(University College London)
Paper Short Abstract:
Through the ethnography of a participatory slum-upgrading programme, the paper analyses how these interventions affect the life projects and livelihood strategies of diverse sections of residents, leading to different responses and elite capture.
Paper long abstract:
Slums may not offer the ideal living conditions, however, they are a "good solution" to the need of urban tenants to spend little in housing in order to invest in their children's education and in their rural place of origin where they plan to retire, or to the need of economic returns that substitute pension schemes for the owners of the slum structures that are rented to poorer tenants.
Slum dwellers, whose livelihood strategies are linked to housing and service delivery in the informal settlements, attempt to make predictions on the effects of development interventions on their livelihoods, which often generate fear and uncertainty. Participatory programmes with their participatory construction of project outcomes - supposedly to be determined through a collective process - further increase uncertainty, fuelling residents' fears.

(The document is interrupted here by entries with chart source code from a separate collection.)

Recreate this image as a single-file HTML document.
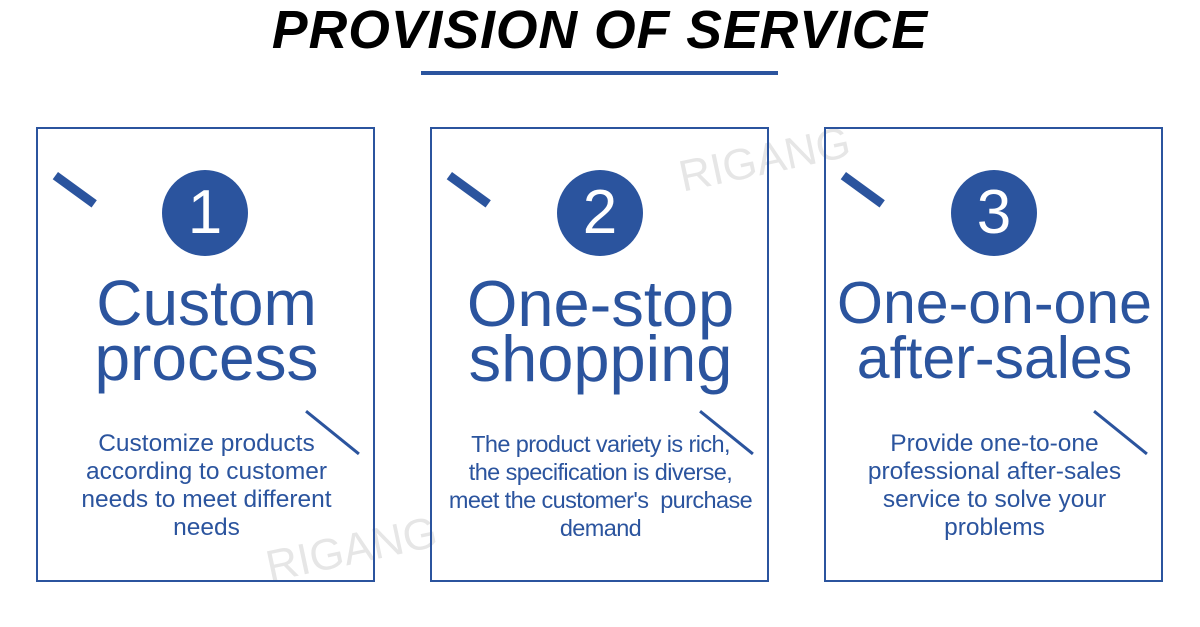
<!DOCTYPE html>
<html><head><meta charset="utf-8"><style>
body{margin:0;width:1200px;height:627px;background:#fff;position:relative;overflow:hidden;font-family:"Liberation Sans",sans-serif;color:#2b549e}
.t{position:absolute;left:0;width:1200px;top:3px;text-align:center;font-size:53.5px;font-weight:bold;font-style:italic;color:#000;line-height:56px;letter-spacing:1px}
.ul{position:absolute;left:421px;top:71px;width:357px;height:4px;background:#2b549e}
.box{position:absolute;top:127px;width:335px;height:451px;border:2px solid #2b549e}
.c{position:absolute;top:170px;width:86px;height:86px;border-radius:50%;background:#2b549e;color:#fff;font-size:62px;text-align:center;line-height:86px}
.thick{position:absolute;width:48px;height:9px;background:#2b549e;transform:rotate(36deg);transform-origin:0 0}
.thin{position:absolute;width:68px;height:2.5px;background:#2b549e;transform:rotate(39deg);transform-origin:0 0}
.big{position:absolute;top:276px;width:337px;text-align:center;font-size:64px;line-height:55px;white-space:nowrap}
.sm{position:absolute;top:430px;width:337px;text-align:center;font-size:24.5px;line-height:28px;white-space:nowrap}
.wm{position:absolute;color:#e6e6e6;font-size:44px;transform:rotate(-12deg)}
</style></head><body>
<div class="t">PROVISION OF SERVICE</div>
<div class="ul"></div>
<div class="wm" style="left:678px;top:135px">RIGANG</div>
<div class="wm" style="left:265px;top:525px">RIGANG</div>

<div class="box" style="left:36px"></div>
<div class="box" style="left:430px"></div>
<div class="box" style="left:824px"></div>

<div class="thick" style="left:58px;top:172px"></div>
<div class="thick" style="left:452px;top:172px"></div>
<div class="thick" style="left:846px;top:172px"></div>
<div class="thin" style="left:307px;top:410px"></div>
<div class="thin" style="left:701px;top:410px"></div>
<div class="thin" style="left:1095px;top:410px"></div>

<div class="c" style="left:162px">1</div>
<div class="c" style="left:557px">2</div>
<div class="c" style="left:951px">3</div>

<div class="big" style="left:38px">Custom<br>process</div>
<div class="big" style="left:432px;font-size:65px">One-stop<br>shopping</div>
<div class="big" style="left:826px;font-size:59px">One-on-one<br>after-sales</div>

<div class="sm" style="left:38px">Customize products<br>according to customer<br>needs to meet different<br>needs</div>
<div class="sm" style="left:432px;font-size:23.5px;letter-spacing:-0.6px">The product variety is rich,<br>the specification is diverse,<br>meet the customer's&nbsp; purchase<br>demand</div>
<div class="sm" style="left:826px">Provide one-to-one<br>professional after-sales<br>service to solve your<br>problems</div>
</body></html>
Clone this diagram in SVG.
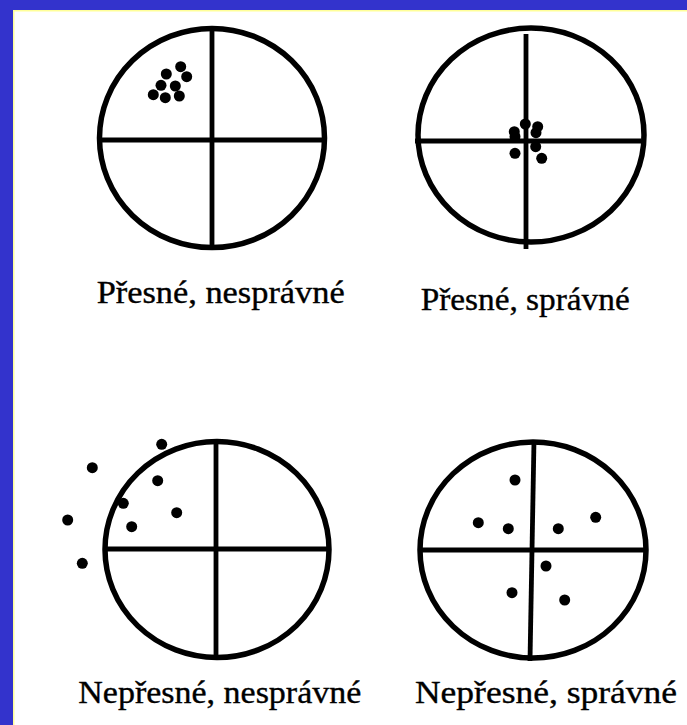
<svg xmlns="http://www.w3.org/2000/svg" width="687" height="725" viewBox="0 0 687 725">
<style>
.ring{fill:none;stroke:#000;stroke-width:5.5}
.cross{stroke:#000;stroke-width:4.8}
.dot{fill:#000}
.lbl{font-family:"Liberation Serif","Times New Roman",serif;font-size:31px;fill:#000;stroke:#000;stroke-width:0.35}
</style>
<rect x="0" y="0" width="687" height="725" fill="#fff"/>
<rect x="0" y="0" width="687" height="10" fill="#3333CC"/>
<rect x="0" y="0" width="13" height="725" fill="#3333CC"/>
<rect x="13" y="10" width="674" height="1.5" fill="#FFFF99"/>
<rect x="13" y="10" width="1.5" height="715" fill="#FFFF99"/>

<g id="target1">
<ellipse class="ring" cx="212" cy="138" rx="112.5" ry="109.5"/>
<line class="cross" x1="97" y1="140" x2="327" y2="140"/>
<line class="cross" x1="212" y1="26" x2="212" y2="250"/>
<g class="dot">
<circle cx="180.7" cy="66.7" r="5.5"/><circle cx="186.7" cy="76.7" r="5.5"/><circle cx="166.3" cy="74" r="5.5"/><circle cx="161" cy="85.3" r="5.5"/><circle cx="175.3" cy="86" r="5.5"/><circle cx="153.3" cy="94.7" r="5.5"/><circle cx="165.3" cy="97.7" r="5.5"/><circle cx="179.3" cy="96" r="5.5"/>
</g>
<text class="lbl" x="96.7" y="303" textLength="248" lengthAdjust="spacingAndGlyphs">Přesné, nesprávné</text>
</g>

<g id="target2">
<ellipse class="ring" cx="531" cy="135" rx="113" ry="107"/>
<line class="cross" x1="415" y1="141" x2="641" y2="141"/>
<line class="cross" x1="526" y1="34" x2="526" y2="249"/>
<g class="dot">
<circle cx="525.3" cy="124" r="5.5"/><circle cx="514.3" cy="131.7" r="5.5"/><circle cx="515" cy="136.7" r="5.5"/><circle cx="537.7" cy="126.7" r="5.5"/><circle cx="536" cy="132.7" r="5.5"/><circle cx="535.7" cy="146.7" r="5.5"/><circle cx="515" cy="153.3" r="5.5"/><circle cx="541.7" cy="158.3" r="5.5"/>
</g>
<text class="lbl" x="420.7" y="310" textLength="209" lengthAdjust="spacingAndGlyphs">Přesné, správné</text>
</g>

<g id="target3">
<ellipse class="ring" cx="217" cy="549.5" rx="112" ry="108"/>
<line class="cross" x1="103" y1="549" x2="331" y2="549"/>
<line class="cross" x1="216" y1="439" x2="216" y2="660"/>
<g class="dot">
<circle cx="161.7" cy="444.3" r="5.5"/><circle cx="92.3" cy="467.7" r="5.5"/><circle cx="157.7" cy="480.7" r="5.5"/><circle cx="123.3" cy="503.3" r="5.5"/><circle cx="176.7" cy="512.7" r="5.5"/><circle cx="67.7" cy="520" r="5.5"/><circle cx="131.7" cy="526.7" r="5.5"/><circle cx="82.3" cy="563.3" r="5.5"/>
</g>
<text class="lbl" x="78.3" y="703.3" textLength="283" lengthAdjust="spacingAndGlyphs">Nepřesné, nesprávné</text>
</g>

<g id="target4">
<ellipse class="ring" cx="533" cy="550" rx="113" ry="108"/>
<line class="cross" x1="418" y1="550" x2="648" y2="550"/>
<line class="cross" x1="534" y1="440" x2="530" y2="661"/>
<g class="dot">
<circle cx="515" cy="480" r="5.5"/><circle cx="478.3" cy="522.7" r="5.5"/><circle cx="508.3" cy="528.7" r="5.5"/><circle cx="558.3" cy="528.7" r="5.5"/><circle cx="595.7" cy="517.3" r="5.5"/><circle cx="546" cy="566" r="5.5"/><circle cx="512" cy="592.7" r="5.5"/><circle cx="564.7" cy="600" r="5.5"/>
</g>
<text class="lbl" x="415" y="703" textLength="262" lengthAdjust="spacingAndGlyphs">Nepřesné, správné</text>
</g>
</svg>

Through an ethnography of a 'slum community' undertaking a comprehensive upgrading project, the paper analyses elite capture and the effects on social exclusion of the technical implementation of participatory policies aiming to get community democratic representation in a context of pre-existing consolidated power imbalances and different livelihood strategies.
Development intervention in informal settlements may undermine the conditions that make slums convenient for large sections of their residents. Slum-upgrading is inherently destructive of certain livelihoods. To avoid worsening the lives of slum dwellers, slum-upgrading programmes have to prioritise the creation of alternative livelihoods rather than the provision of services and housing.